Criterion D: Characteristic values

Charters Towers Post office is an example of:

- a post office and telegraph office with quarters (second generation typology 1870–1929)
- a mixed late Victorian style, early Baroque Revival style with Queen Anne Free Style detailing
- the work of the Queensland Government architects Alfred Barton Brady, Thomas Pye and possibly also John Smith Murdoch

Typologically, Charters Towers Post Office originally combined post and telegraph facilities at ground floor, and residential quarters at first floor level. The clock tower was added in 1898 along with other significant alterations to the building exterior, with further alterations to the rear of the building in 1900. The next phase of alterations in the 1920s or 1930s are believed to have expanded the telephone exchange accommodation, with sheds added to the rear in 1937 to service the telephone network. By the mid-1990s the post office had a remodelled retail area, lunch room, locker room, two storerooms, a partitioned manager's office, and a PO box lobby running around the corner under the tower, and filling one and part of another of the breakfronts on their ground floor. While these alterations changed the internal planning and arrangements, the exterior of the building was not so affected, at least to its 1898 form and detailing. The first floor residential component also remains evident.

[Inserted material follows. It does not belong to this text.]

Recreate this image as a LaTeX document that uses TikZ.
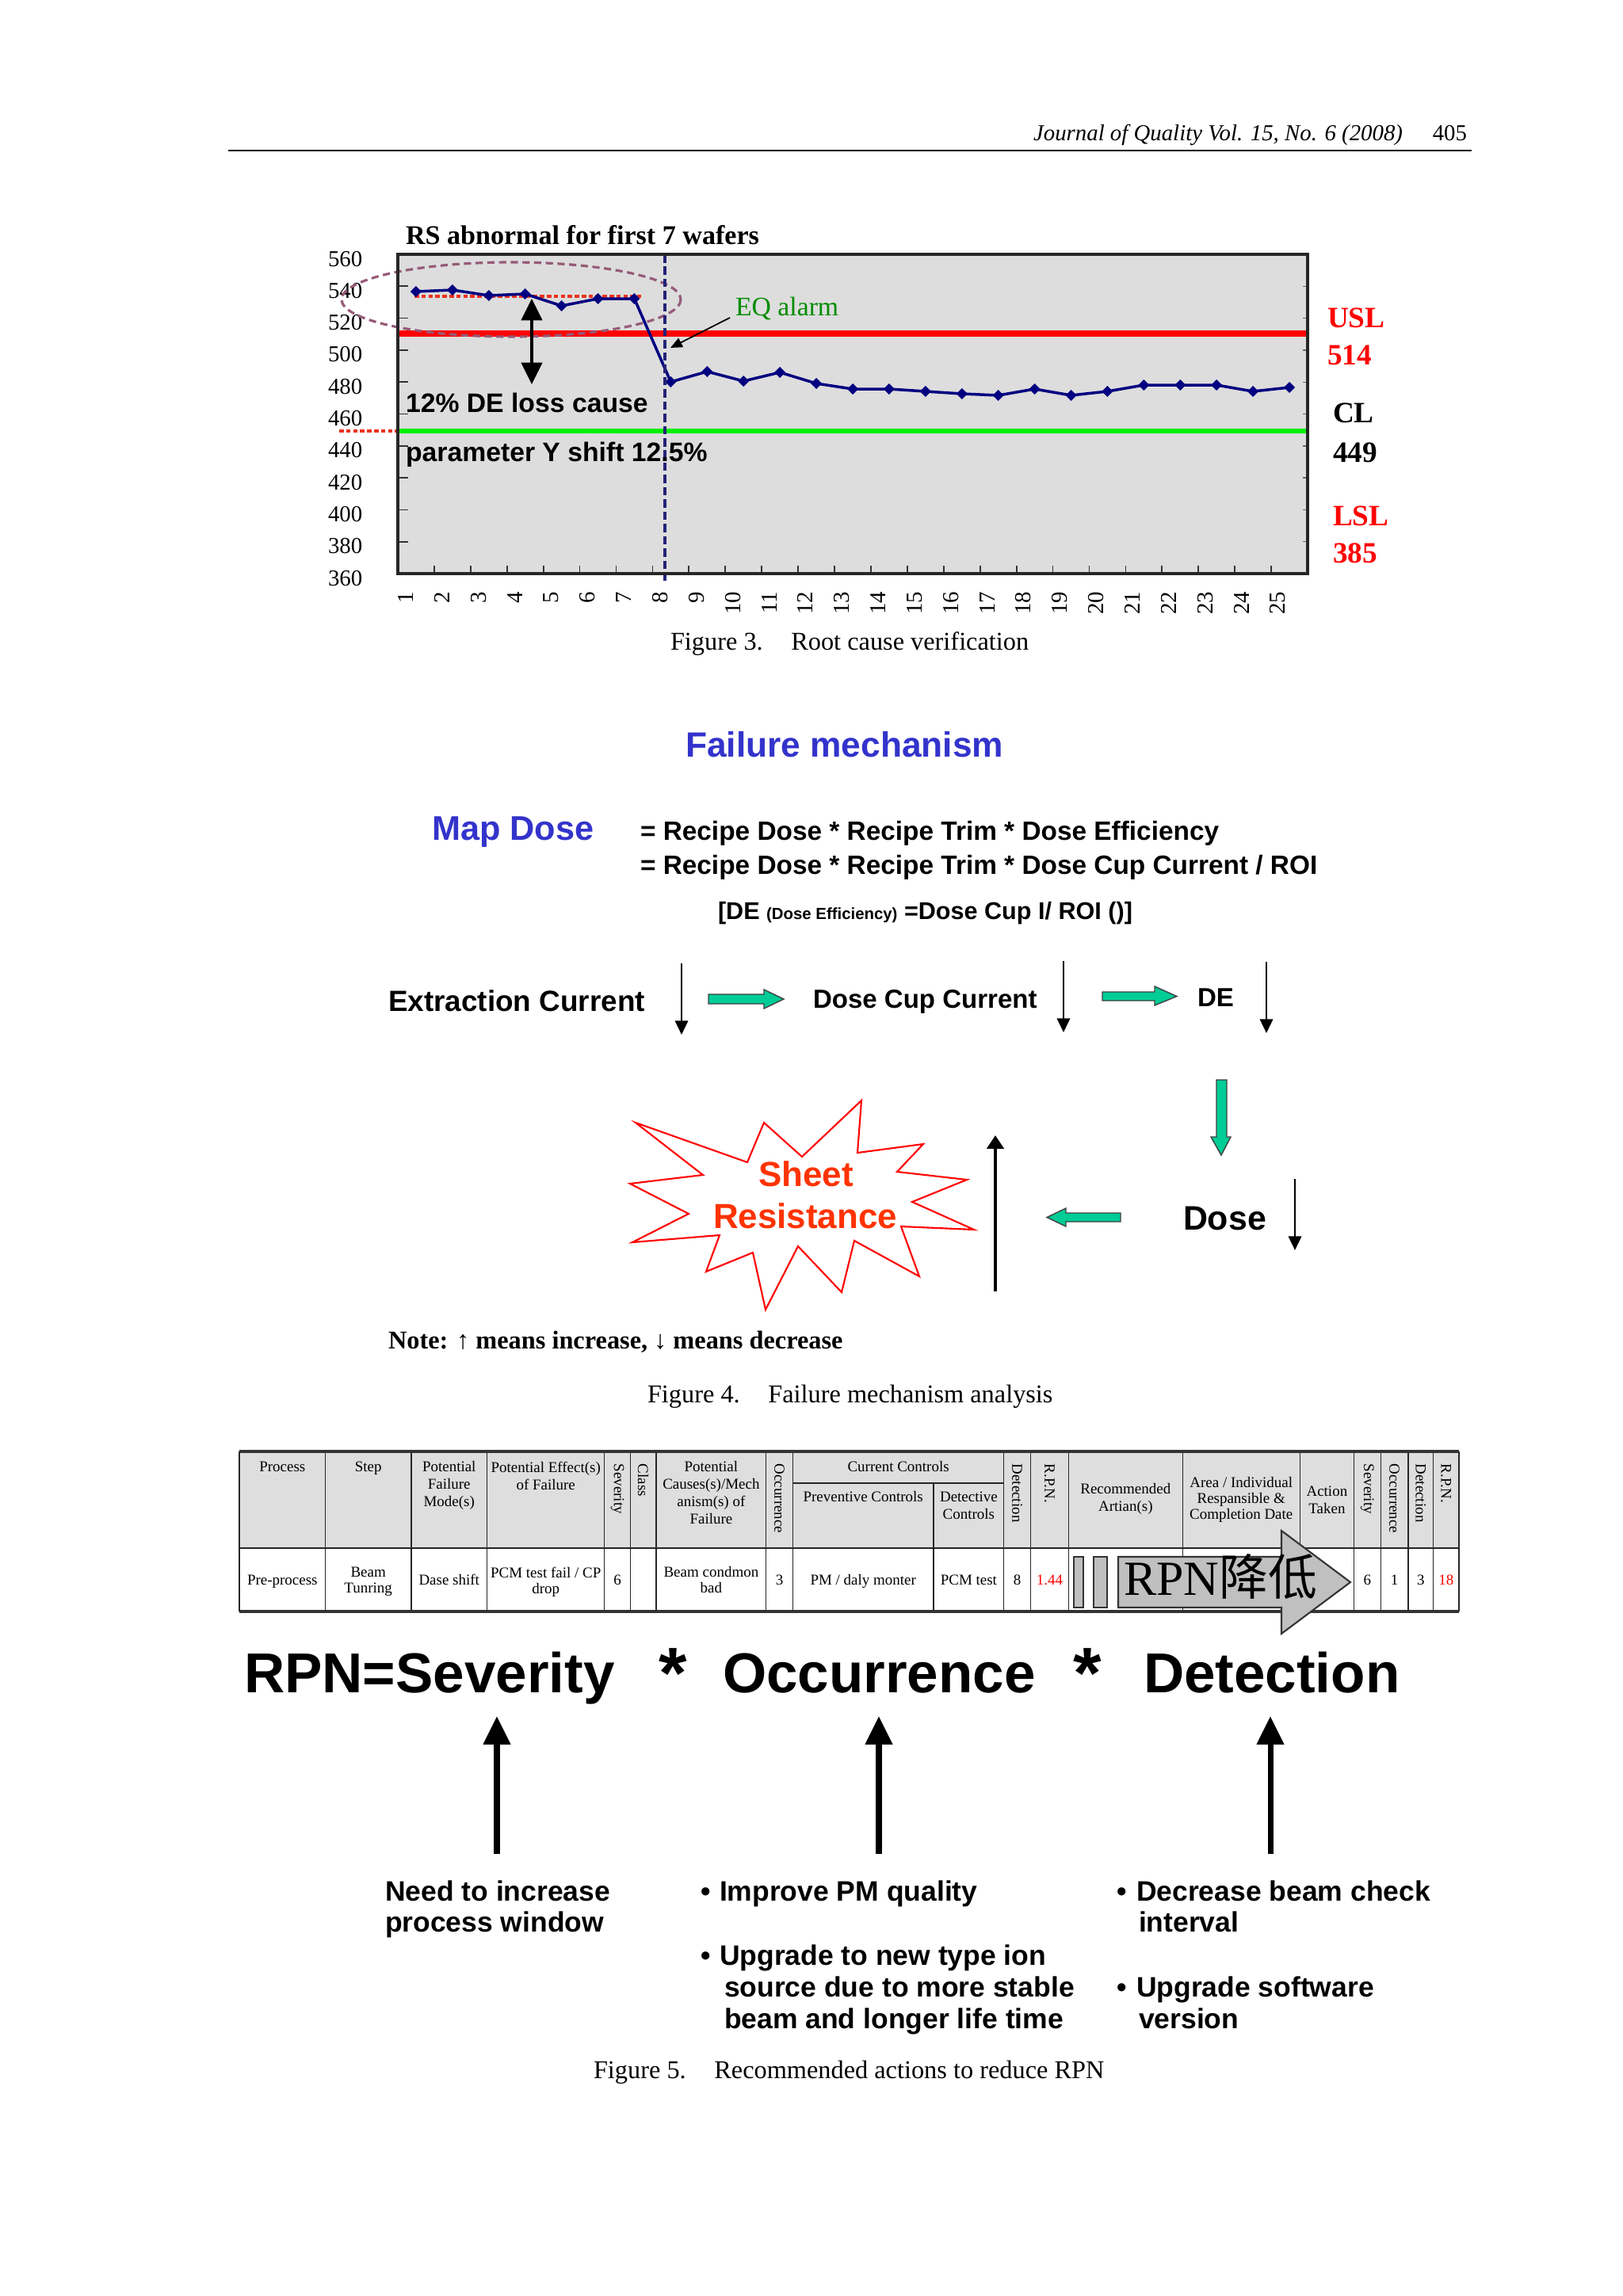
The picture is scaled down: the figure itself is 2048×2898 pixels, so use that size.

Stylistically and architecturally, the post office is an important fusion of late Victorian and Baroque Revival genres in Queensland, with some Queen Anne Free Style detailing (such as ogee consoles on the ground floor, and equilateral triangle-pediments on the clock tower). The vigorous reworking associated with the breakfront, entry porch and clock tower of 1898, are part of an early essay in the Baroque Revival grand manner, by one of its most important practitioners in Australia, the Queensland Government Architect Alfred Barton Brady.

Criterion E: Aesthetic characteristics

Charters Towers Post Office is a prominent late nineteenth century public building in the city, with landmark qualities and aesthetic characteristics which contribute greatly to the heritage character of Gill Street. It is valued for its prominent corner siting; five-storey corner clock tower with friezes, rusticated stuccoed banding, colonnettes, parapet gables and four-sided metal-clad extruded pyramid spire; two-stepped breakfront porch entrance with flanking piers and paired Corinthian columns; and verandah with astylar pilasters topped with scroll consoles. The roof also sports a prominent octagonal roof lantern with an ogival metal-clad roof and weather-vane finial lantern.

Criterion G: Social value

Charters Towers Post Office is of social significance to the community of Charters Towers and the surrounding region, as a prominent and valued public building dating to the era of nineteenth century gold prosperity in the city, and as the focus of postal services and communication in the town for over 120 years.